Question

Use the definition of the \(P\) -value to explain the following: a. Why \(H_{0}\) would be rejected if \(P\) -value \(=.0003\) b. Why \(H_{0}\) would not be rejected if \(P\) -value \(=.350\)

Short answer

The P-value quantifies the strength of evidence against the null hypothesis \(H_{0}\). If the P-value is below a predetermined significance level (often 0.05), then \(H_{0}\) is rejected. Thus, for a P-value of 0.0003 (< 0.05), \(H_{0}\) would be rejected. Conversely, for a P-value of 0.350 (> 0.05), there is not sufficient evidence to reject \(H_{0}\), so \(H_{0}\) is not rejected.

Step-by-step solution

Understanding the P-value

The P-value in a hypothesis testing scenario represents the probability of obtaining a test statistic result at least as extreme as the one that was actually observed, given that the null hypothesis is true. If this probability (the P-value) is smaller than a predetermined significance level (typically 0.05), then there is strong evidence against the null hypothesis, so it is rejected.

Application of P-value interpretation to part a

When the P-value is 0.0003, it means there's only a 0.03% chance of obtaining a test statistic as extreme as the observed one, assuming the null hypothesis is true. This is a very low probability, far below the typical 5% significance level. As such, the evidence against the null hypothesis is considered strong, and hence \(H_{0}\) would be rejected.

Application of P-value interpretation to part b

On the other hand, when the P-value is 0.350, it means there's a 35% chance of obtaining a test statistic as extreme as the observed one if the null hypothesis is true. This is a far higher probability, above the common 5% significance level. Therefore, the evidence against the null hypothesis is considered not strong enough to reject it, so \(H_{0}\) would not be rejected.

Key concepts

Null Hypothesis Rejection

The null hypothesis, often denoted by H_{0}, is a general statement or default position that there is no relationship between two measured phenomena or no association among groups. Rejecting the null hypothesis is a crucial step in hypothesis testing. It essentially means that you have sufficient evidence to conclude that the null hypothesis is not likely to be true.

In the context of the exercise, if the P-value is .0003, it indicates that the results observed in the study (or more extreme results) would occur only 0.03% of the time if the null hypothesis were true. Since this chance is extremely low, scientists have agreed on a threshold below which they conclude the null hypothesis is unlikely. This leads to its rejection, and it's typically done with a high level of confidence in the result.

Significance Level

The significance level, denoted by \(\beta\), is a threshold chosen by the researcher to decide whether to reject the null hypothesis. The most commonly used significance level is 0.05 or 5%. This standard has been established as a balance between being too lenient and too strict when it comes to identifying a statistically significant result.

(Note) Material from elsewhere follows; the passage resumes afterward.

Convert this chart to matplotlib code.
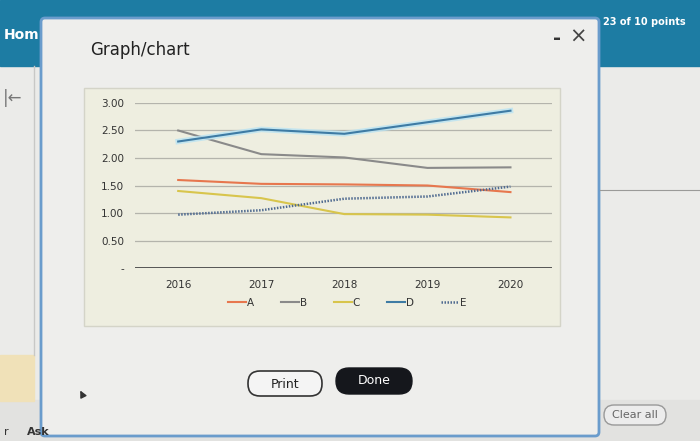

The significance level is a critical value in statistical tests and represents the probability of rejecting the null hypothesis when it is actually true, an error known as a Type I error. When your P-value is lower than the significance level, it implies that the observed data are inconsistent with the assumption that the null hypothesis is true, favoring the alternative hypothesis.

Test Statistic

A test statistic is a value calculated from the sample data during a hypothesis test. Its purpose is to help determine the likelihood of the null hypothesis given the data. The test statistic can be a t-value, z-score, chi-squared statistic, or any number of other statistics, depending on the type of test being performed.

In practical terms, the test statistic compares your data to what is expected under the null hypothesis. The more the test statistic diverges from what we'd expect if \(H_{0}\) were true, the less likely the null hypothesis is accurate. The P-value directly relates to the test statistic, as it tells you the probability of seeing a value as extreme as or more extreme than the test statistic, assuming the null hypothesis is true.

Probability

In hypothesis testing, probability measures the likelihood of a certain event occurring. It ranges from 0 to 1, with lower values indicating a lower likelihood and higher values indicating a greater likelihood. When you calculate a P-value in the context of hypothesis testing, you're computing the probability of obtaining results at least as extreme as the observed results, under the assumption that the null hypothesis is correct.

The concept of probability is foundational when interpreting P-values. A P-value of .350 means there is a 35% chance of obtaining a test statistic as extreme as the observed one if the null hypothesis were true—a relatively high probability, which suggests that such an outcome isn't particularly unusual and, thus, doesn't provide strong evidence against the null hypothesis.